Because of their low cost, low density, good thermal and electrical insulation properties and high resistance to corrosion, polymers are found in almost every item used in daily life. However, continued exposure to heat and cold causes materials, including polymers, to expand and contract, which ultimately leads to deterioration.
Different materials expand and contract at different rates – metals and ceramics, for example, contract less than polymers. Researchers from Sandia National Laboratories in the US have modified a molecule that, when added to a polymer, increases the material’s durability to make it more metal-like.
“This really is a unique molecule that when you heat it up, instead of it expanding, it actually contracts by undergoing a change in its shape,” said Erica Redline, a materials scientist who led the research team. “When it’s added to a polymer, it causes that polymer to contract less, hitting expansion and contraction values similar to metals. To have a molecule that behaves like metal is pretty remarkable.”
The idea for developing the game-changing molecule – which the researchers have not named – arose out of fielding complaints from Sandia customers about the fragility of smartphones, which are made of various materials that each react in different ways to heat and cold.
“Take, for example, your phone, which has a plastic housing coupled to a glass screen, and inside that, the metals and ceramics that make up the circuitry,” Redline said. “These materials are all screwed, glued or somehow bonded together and will start expanding and contracting at different rates, putting stresses on one another which can cause them to crack or warp over time.”
The researchers say the molecule could revolutionize how polymers are used in a range of applications, including electronics, communications systems, solar panels, automotive parts, circuit boards, aerospace designs, defense systems, and flooring.
“The molecule not only solves current issues but significantly opens up design space for more innovations in the future,” said Jason Dugger, a Sandia chemical engineer.

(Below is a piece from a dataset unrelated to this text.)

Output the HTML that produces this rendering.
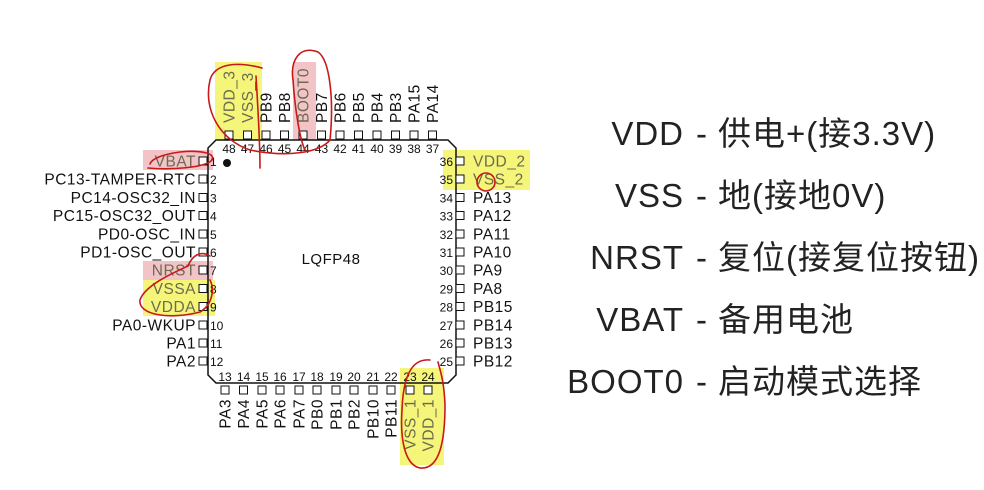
<!DOCTYPE html>
<html><head><meta charset="utf-8"><style>
html,body{margin:0;padding:0;background:#fff;width:984px;height:490px;overflow:hidden}
svg{display:block}
.p{font-family:"Liberation Sans",sans-serif;font-size:15.5px;letter-spacing:0.5px;fill:#111}
.n{font-family:"Liberation Sans",sans-serif;font-size:12px;fill:#111}
.h{fill:#6b6b50}
.big{font-family:"Liberation Sans","Noto Sans CJK SC",sans-serif;font-size:33px;letter-spacing:1px;fill:#222}
</style></head><body>
<svg width="984" height="490" viewBox="0 0 984 490">
<rect x="215" y="62" width="47" height="78" fill="#f5f57a"/>
<rect x="293" y="62" width="23" height="78" fill="#f2c4c8"/>
<rect x="143" y="150" width="70" height="20" fill="#f2c4c8"/>
<rect x="443" y="150" width="87" height="40" fill="#f5f57a"/>
<rect x="143" y="261" width="70" height="19" fill="#f2c4c8"/>
<rect x="143" y="280" width="72" height="36" fill="#f5f57a"/>
<rect x="400" y="368" width="44" height="97" fill="#f5f57a"/>
<polygon points="216,140 448,140 456,148 456,375 448,383 216,383 208,375 208,148" fill="none" stroke="#111" stroke-width="1.5"/>
<circle cx="227" cy="163" r="4" fill="#111"/>
<text x="331" y="264" class="p" text-anchor="middle" style="font-size:15px">LQFP48</text>
<g fill="#fff" stroke="#111" stroke-width="1">
<rect x="225" y="131" width="8" height="8"/><rect x="243.5" y="131" width="8" height="8"/><rect x="262" y="131" width="8" height="8"/><rect x="280.5" y="131" width="8" height="8"/><rect x="299" y="131" width="8" height="8"/><rect x="317.5" y="131" width="8" height="8"/><rect x="336" y="131" width="8" height="8"/><rect x="354.5" y="131" width="8" height="8"/><rect x="373" y="131" width="8" height="8"/><rect x="391.5" y="131" width="8" height="8"/><rect x="410" y="131" width="8" height="8"/><rect x="428.5" y="131" width="8" height="8"/>
<rect x="199" y="157" width="8" height="8"/><rect x="199" y="175" width="8" height="8"/><rect x="199" y="193.5" width="8" height="8"/><rect x="199" y="211.5" width="8" height="8"/><rect x="199" y="230" width="8" height="8"/><rect x="199" y="248" width="8" height="8"/><rect x="199" y="266" width="8" height="8"/><rect x="199" y="284.5" width="8" height="8"/><rect x="199" y="302.5" width="8" height="8"/><rect x="199" y="321" width="8" height="8"/><rect x="199" y="339" width="8" height="8"/><rect x="199" y="357" width="8" height="8"/>
<rect x="456" y="157" width="8" height="8"/><rect x="456" y="175" width="8" height="8"/><rect x="456" y="193.5" width="8" height="8"/><rect x="456" y="211.5" width="8" height="8"/><rect x="456" y="230" width="8" height="8"/><rect x="456" y="248" width="8" height="8"/><rect x="456" y="266" width="8" height="8"/><rect x="456" y="284.5" width="8" height="8"/><rect x="456" y="302.5" width="8" height="8"/><rect x="456" y="321" width="8" height="8"/><rect x="456" y="339" width="8" height="8"/><rect x="456" y="357" width="8" height="8"/>
<rect x="221" y="386" width="8" height="8"/><rect x="239.5" y="386" width="8" height="8"/><rect x="258" y="386" width="8" height="8"/><rect x="276" y="386" width="8" height="8"/><rect x="295" y="386" width="8" height="8"/><rect x="313" y="386" width="8" height="8"/><rect x="332" y="386" width="8" height="8"/><rect x="350" y="386" width="8" height="8"/><rect x="369" y="386" width="8" height="8"/><rect x="387" y="386" width="8" height="8"/><rect x="406" y="386" width="8" height="8"/><rect x="424" y="386" width="8" height="8"/>
</g>
<g class="n" text-anchor="middle">
<text x="229" y="153">48</text><text x="247.5" y="153">47</text><text x="266" y="153">46</text><text x="284.5" y="153">45</text><text x="303" y="153">44</text><text x="321.5" y="153">43</text><text x="340" y="153">42</text><text x="358.5" y="153">41</text><text x="377" y="153">40</text><text x="395.5" y="153">39</text><text x="414" y="153">38</text><text x="432.5" y="153">37</text>
</g>
<g class="p">
<text class="p h" transform="translate(234.5,123) rotate(-90)">VDD_3</text>
<text class="p h" transform="translate(253,123) rotate(-90)">VSS_3</text>
<text transform="translate(271.5,123) rotate(-90)">PB9</text>
<text transform="translate(290,123) rotate(-90)">PB8</text>
<text class="p h" transform="translate(308.5,123) rotate(-90)">BOOT0</text>
<text transform="translate(327,123) rotate(-90)">PB7</text>
<text transform="translate(345.5,123) rotate(-90)">PB6</text>
<text transform="translate(364,123) rotate(-90)">PB5</text>
<text transform="translate(382.5,123) rotate(-90)">PB4</text>
<text transform="translate(401,123) rotate(-90)">PB3</text>
<text transform="translate(419.5,123) rotate(-90)">PA15</text>
<text transform="translate(438,123) rotate(-90)">PA14</text>
</g>
<g class="n">
<text x="210" y="166">1</text><text x="210" y="184">2</text><text x="210" y="202.5">3</text><text x="210" y="220.5">4</text><text x="210" y="239">5</text><text x="210" y="257">6</text><text x="210" y="275">7</text><text x="210" y="293.5">8</text><text x="210" y="311.5">9</text><text x="210" y="330">10</text><text x="210" y="348">11</text><text x="210" y="366">12</text>
</g>
<g class="p" text-anchor="end">
<text x="196" y="166.5" class="p h">VBAT</text>
<text x="196" y="184.5">PC13-TAMPER-RTC</text>
<text x="196" y="203">PC14-OSC32_IN</text>
<text x="196" y="221">PC15-OSC32_OUT</text>
<text x="196" y="239.5">PD0-OSC_IN</text>
<text x="196" y="257.5">PD1-OSC_OUT</text>
<text x="196" y="275.5" class="p h">NRST</text>
<text x="196" y="294" class="p h">VSSA</text>
<text x="196" y="312" class="p h">VDDA</text>
<text x="196" y="330.5">PA0-WKUP</text>
<text x="196" y="348.5">PA1</text>
<text x="196" y="366.5">PA2</text>
</g>
<g class="n" text-anchor="end">
<text x="453" y="166">36</text><text x="453" y="184">35</text><text x="453" y="202.5">34</text><text x="453" y="220.5">33</text><text x="453" y="239">32</text><text x="453" y="257">31</text><text x="453" y="275">30</text><text x="453" y="293.5">29</text><text x="453" y="311.5">28</text><text x="453" y="330">27</text><text x="453" y="348">26</text><text x="453" y="366">25</text>
</g>
<g class="p">
<text x="473" y="166.5" class="p h">VDD_2</text>
<text x="473" y="184.5" class="p h">VSS_2</text>
<text x="473" y="203">PA13</text>
<text x="473" y="221">PA12</text>
<text x="473" y="239.5">PA11</text>
<text x="473" y="257.5">PA10</text>
<text x="473" y="275.5">PA9</text>
<text x="473" y="294">PA8</text>
<text x="473" y="312">PB15</text>
<text x="473" y="330.5">PB14</text>
<text x="473" y="348.5">PB13</text>
<text x="473" y="366.5">PB12</text>
</g>
<g class="n" text-anchor="middle">
<text x="225" y="381">13</text><text x="243.5" y="381">14</text><text x="262" y="381">15</text><text x="280" y="381">16</text><text x="299" y="381">17</text><text x="317" y="381">18</text><text x="336" y="381">19</text><text x="354" y="381">20</text><text x="373" y="381">21</text><text x="391" y="381">22</text><text x="410" y="381">23</text><text x="428" y="381">24</text>
</g>
<g class="p" text-anchor="end">
<text transform="translate(230.5,399) rotate(-90)">PA3</text>
<text transform="translate(249,399) rotate(-90)">PA4</text>
<text transform="translate(267.5,399) rotate(-90)">PA5</text>
<text transform="translate(285.5,399) rotate(-90)">PA6</text>
<text transform="translate(304.5,399) rotate(-90)">PA7</text>
<text transform="translate(322.5,399) rotate(-90)">PB0</text>
<text transform="translate(341.5,399) rotate(-90)">PB1</text>
<text transform="translate(359.5,399) rotate(-90)">PB2</text>
<text transform="translate(378.5,399) rotate(-90)">PB10</text>
<text transform="translate(396.5,399) rotate(-90)">PB11</text>
<text class="p h" transform="translate(415.5,399) rotate(-90)">VSS_1</text>
<text class="p h" transform="translate(433.5,399) rotate(-90)">VDD_1</text>
</g>
<g fill="none" stroke="#c81818" stroke-width="1.6" stroke-linecap="round">
<path d="M262,68 C240,62 215,62 210,80 C203,110 220,140 250,150 C290,158 320,152 330,140"/>
<path d="M256,76 C258,110 260,140 260,168"/>
<path d="M330,140 C334,100 330,60 318,52 C300,45 290,60 293,80 C295,110 300,140 305,150"/>
<path d="M148,168 C170,170 205,168 212,160 C216,153 200,150 180,152 C165,154 152,158 150,164"/>
<path d="M210,256 C200,250 192,256 188,266 C175,272 145,285 140,300 C138,315 170,320 200,312 C212,305 215,290 210,280"/>
<path d="M430,360 C410,358 403,380 402,410 C400,440 405,465 420,468 C440,470 445,440 445,405 C444,380 440,370 438,362"/>
<circle cx="486" cy="182" r="9"/>
</g>
<g class="big">
<text x="684" y="145" text-anchor="end">VDD</text><text x="702" y="145" text-anchor="middle">-</text><text x="718" y="145">供电+(接3.3V)</text>
<text x="684" y="207" text-anchor="end">VSS</text><text x="702" y="207" text-anchor="middle">-</text><text x="718" y="207">地(接地0V)</text>
<text x="684" y="269" text-anchor="end">NRST</text><text x="702" y="269" text-anchor="middle">-</text><text x="718" y="269">复位(接复位按钮)</text>
<text x="684" y="331" text-anchor="end">VBAT</text><text x="702" y="331" text-anchor="middle">-</text><text x="718" y="331">备用电池</text>
<text x="684" y="393" text-anchor="end">BOOT0</text><text x="702" y="393" text-anchor="middle">-</text><text x="718" y="393">启动模式选择</text>
</g>
</svg>
</body></html>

They say a benefit is that it can be introduced into different parts of a polymer in different percentages during 3D printing.
“You could print a structure with certain thermal behaviors in one area, and other thermal behaviors in another to match the materials in different parts of the item,” Dugger said.
And it also helps reduce the weight of materials by eliminating heavy fillers. Often, minerals such as calcium carbonate, silica, clay, kaolin and carbon are added as fillers to make the polymer easier to mold and shape and ensure stability.
“It would enable us to do things much lighter to save mass,” said Dugger. “That is especially important when launching a satellite, for example. Every gram we can save is huge.”
The researchers have so far only created small quantities of the molecule, but they’re working on a way of scaling up production. Currently, it takes about 10 days to produce between 0.2 to 0.3 oz (7 to 10 g).
“It’s unfortunately a long synthesis for this molecule,” said Chad Staiger, the organic chemist responsible for creating the molecule. “More steps equal more time and more money. You usually see five- to six-step syntheses in higher-value materials such as pharmaceuticals. In polymers, the cheaper the better for widescale adoption.”
Nonetheless, the researchers remain optimistic about the molecule’s potential uses.
“There’s nothing like it out there,” said Eric Nagel, part of the research team. “I am really excited at the possibilities of what this technology can do and the application that could be associated with this.”